Yong is a skilled and engaging storyteller with a pleasantly light touch. His reporting is impeccable; through the course of the book he interviews scientists around the world, often visiting them in their labs and in the field. His bibliography runs to 34 small-print pages.

The stories he tells of the vast variety of animal senses are entirely absorbing; I found myself saying “That’s amazing!” every few pages. The concepts were a little hard to grasp at times – since, by definition, Yong is explaining sensory experiences we simply can not have.

Many birds, for instance, can hear faster than we can. Although they and we can hear roughly the same range of sounds, from lows to highs, they can hear intervals in sounds that we can’t. A note in a birdsong that sounds like a single unbroken tone to us might sound much more complex to the bird – “full of jagged bumps, which represent extremely fast shifts within the span of a single note.” (Most insects, on the other hand, can’t hear anything at all.)

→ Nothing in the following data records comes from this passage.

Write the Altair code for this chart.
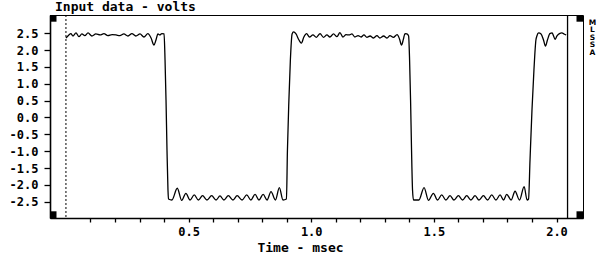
import altair as alt
import pandas as pd

# ---- data (time in msec, amplitude in volts) ----
times = [
    0.000, 0.012, 0.020, 0.029, 0.041, 0.053, 0.065, 0.077, 0.090, 0.106,
    0.122, 0.139, 0.155, 0.171, 0.188, 0.204, 0.220, 0.236, 0.253, 0.269,
    0.285, 0.302, 0.318, 0.334, 0.347, 0.359, 0.367, 0.375, 0.383, 0.391,
    0.400, 0.404, 0.408, 0.412, 0.416, 0.418,
    0.432, 0.454, 0.472, 0.489, 0.506, 0.523, 0.540, 0.557, 0.575, 0.594,
    0.612, 0.628, 0.644, 0.662, 0.681, 0.698, 0.718, 0.737, 0.754, 0.771,
    0.787, 0.804, 0.820, 0.836, 0.854, 0.870, 0.885, 0.899,
    0.903, 0.909, 0.915, 0.922, 0.928, 0.938, 0.950, 0.960, 0.970, 0.981,
    0.993, 1.007, 1.021, 1.036, 1.050, 1.064, 1.076, 1.091, 1.105, 1.117,
    1.129, 1.142, 1.154, 1.166, 1.178, 1.191, 1.203, 1.215, 1.227, 1.240,
    1.254, 1.268, 1.280, 1.295, 1.309, 1.321, 1.335, 1.350, 1.360, 1.368,
    1.376, 1.382, 1.390, 1.397, 1.401, 1.405, 1.409, 1.413, 1.417,
    1.439, 1.460, 1.478, 1.498, 1.515, 1.532, 1.549, 1.566, 1.582, 1.600,
    1.617, 1.634, 1.651, 1.668, 1.684, 1.702, 1.719, 1.736, 1.753, 1.770,
    1.784, 1.797, 1.815, 1.831, 1.849, 1.868, 1.880, 1.886,
    1.892, 1.900, 1.908, 1.916, 1.920, 1.927, 1.937, 1.947, 1.955, 1.963,
    1.973, 1.982, 1.988, 1.994, 2.002, 2.012, 2.022, 2.031, 2.039,
]
volts = [
    2.36, 2.45, 2.49, 2.42, 2.51, 2.40, 2.48, 2.43, 2.51, 2.42,
    2.48, 2.45, 2.49, 2.43, 2.46, 2.45, 2.43, 2.48, 2.42, 2.49,
    2.42, 2.48, 2.39, 2.49, 2.36, 2.15, 2.30, 2.48, 2.45, 2.49,
    2.48, 1.71, 0.52, -0.97, -2.15, -2.42,
    -2.45, -2.10, -2.46, -2.25, -2.45, -2.30, -2.45, -2.32, -2.45, -2.32,
    -2.45, -2.33, -2.45, -2.32, -2.45, -2.32, -2.45, -2.30, -2.45, -2.28,
    -2.45, -2.28, -2.45, -2.20, -2.45, -2.08, -2.45, -2.42,
    -0.97, 0.52, 1.71, 2.48, 2.54, 2.48, 2.30, 2.21, 2.39, 2.49,
    2.39, 2.45, 2.38, 2.49, 2.38, 2.45, 2.39, 2.48, 2.40, 2.52,
    2.39, 2.46, 2.45, 2.48, 2.39, 2.43, 2.39, 2.45, 2.38, 2.42,
    2.36, 2.43, 2.36, 2.42, 2.36, 2.43, 2.38, 2.46, 2.33, 2.15,
    2.33, 2.49, 2.48, 2.42, 1.71, 0.52, -0.97, -2.15, -2.45,
    -2.45, -2.08, -2.46, -2.25, -2.45, -2.30, -2.45, -2.32, -2.45, -2.32,
    -2.45, -2.32, -2.45, -2.32, -2.45, -2.32, -2.45, -2.30, -2.45, -2.30,
    -2.45, -2.28, -2.45, -2.19, -2.45, -2.05, -2.45, -2.42,
    -1.26, 0.22, 1.41, 2.30, 2.42, 2.51, 2.48, 2.30, 2.12, 2.30,
    2.49, 2.51, 2.42, 2.32, 2.42, 2.49, 2.51, 2.48, 2.45,
]

dashed_cursor = [0.0]
solid_cursor = [2.045]

x_ticks = [0.1, 0.2, 0.3, 0.4, 0.5, 0.6, 0.7, 0.8, 0.9, 1.0,
           1.1, 1.2, 1.3, 1.4, 1.5, 1.6, 1.7, 1.8, 1.9, 2.0]
y_ticks = [-2.5, -2.0, -1.5, -1.0, -0.5, 0.0, 0.5, 1.0, 1.5, 2.0, 2.5]
x_domain = [-0.065, 2.108]
y_domain = [-2.984, 3.043]

title_text = "Input data - volts"
x_title = "Time - msec"
side_text = ["M", "L", "S", "S", "A"]

FONT = "DejaVu Sans Mono"
W, H = 533, 203

wave = pd.DataFrame({"t": times, "v": volts, "i": list(range(len(times)))})

xs = alt.Scale(domain=x_domain, nice=False, zero=False)
ys = alt.Scale(domain=y_domain, nice=False, zero=False)

x_axis = alt.Axis(
    values=x_ticks,
    labelExpr="round(datum.value*10) % 5 == 0 ? format(datum.value, '.1f') : ''",
    labelOverlap=False, labelFlush=False,
    title=x_title, titleX=250, titleY=29, titleAnchor="start", titleAlign="center",
    titleBaseline="middle",
    tickSize=4, labelPadding=4,
)
y_axis = alt.Axis(
    values=y_ticks,
    labelExpr="replace(format(datum.value, '.1f'), '\u2212', '-')",
    title=None, tickSize=6, labelPadding=6, labelOverlap=False, labelFlush=False,
)
right_axis = alt.Axis(
    orient="right", labels=False, ticks=False, domain=False, grid=False,
    title=side_text, titleAngle=0, titleAlign="center", titleBaseline="top",
    titleX=9, titleY=3, titleLineHeight=7.6, titleFontSize=7.5,
    titleFont="DejaVu Sans", titleAnchor="start",
)

line = alt.Chart(wave).mark_line(
    color="black", strokeWidth=1.3, interpolate="monotone"
).encode(
    x=alt.X("t:Q", scale=xs, axis=x_axis),
    y=alt.Y("v:Q", scale=ys, axis=y_axis),
    order=alt.Order("i:Q"),
)

dashed = alt.Chart(pd.DataFrame({"t": dashed_cursor})).mark_rule(
    color="black", strokeWidth=1, strokeDash=[2, 2]
).encode(x=alt.X("t:Q", scale=xs, axis=x_axis))

solid = alt.Chart(pd.DataFrame({"t": solid_cursor})).mark_rule(
    color="black", strokeWidth=1.3
).encode(x=alt.X("t:Q", scale=xs, axis=x_axis))

# corner markers of the plot frame
sq_w = (x_domain[1] - x_domain[0]) * 6.5 / W
sq_h = (y_domain[1] - y_domain[0]) * 6.7 / H
corners = pd.DataFrame({
    "x1": [x_domain[0], x_domain[0], x_domain[1] - sq_w, x_domain[1] - sq_w],
    "x2": [x_domain[0] + sq_w, x_domain[0] + sq_w, x_domain[1], x_domain[1]],
    "y1": [y_domain[1] - sq_h, y_domain[0], y_domain[1] - sq_h, y_domain[0]],
    "y2": [y_domain[1], y_domain[0] + sq_h, y_domain[1], y_domain[0] + sq_h],
})
marks = alt.Chart(corners).mark_rect(color="black").encode(
    x=alt.X("x1:Q", scale=xs, axis=x_axis), x2="x2",
    y=alt.Y("y1:Q", scale=ys, axis=right_axis), y2="y2",
)

chart = alt.layer(line, dashed, solid, marks).resolve_scale(
    y="independent"
).properties(
    width=W, height=H,
    title=alt.TitleParams(
        title_text, anchor="start", frame="group", dx=5, offset=0,
        font=FONT, fontSize=13, fontWeight="bold", color="black",
    ),
    autosize=alt.AutoSizeParams(type="none"),
    padding={"left": 50, "top": 15, "right": 17, "bottom": 40},
    background="white",
).configure_view(
    stroke="black", strokeWidth=1
).configure_axis(
    labelFont=FONT, labelFontWeight="bold", labelFontSize=12, labelColor="black",
    titleFont=FONT, titleFontWeight="bold", titleFontSize=13, titleColor="black",
    domainColor="black", domainWidth=1.6, tickColor="black", tickWidth=1.3,
    grid=False,
)

chart.save("out.html", embed_options={"renderer": "svg", "actions": False})
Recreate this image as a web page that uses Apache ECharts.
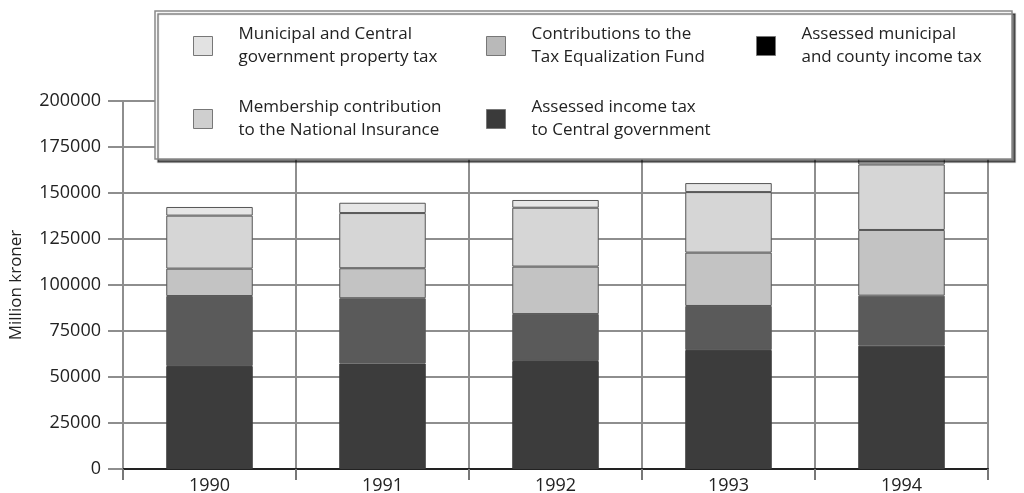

Some species use electricity to sense things — bumblebees can detect the unique electrical patterns of the flowers they want to drink from, while sharks and rays can sense the faint electrical fields of their prey. Other species use vibrations or the earth’s magnetic fields as sensory input.

Fascinating as all this may be, does it really matter? Does a better understanding of the myriad kinds of umwelten change anything? It does, as it turns out.

Yong notes that even the world of science has been slow to discard an anthropomorphic bias – “to frame animals’ live in terms of our senses rather than theirs.”

This can lead to bad outcomes for those animals. We place bright lights by seashores that deceive hatchling turtles into thinking they’re seeing the moon and lure them to their deaths. Noise pollution in the oceans drowns out communication between whales, and clear windows kill millions of birds each year.

It can even be hard on our dogs: their sense of smell is exceptionally sophisticated and their constant sniffing of everything around them is fundamentally important to them. Yet when we walk them, we very often yank at their leashes every time they stop to sniff, depriving them of essential data about their canine world.

An Immense World is an excellent read and I highly recommend it, not just to nature lovers but to anyone wanting to look at the world around them from a fresh perspective.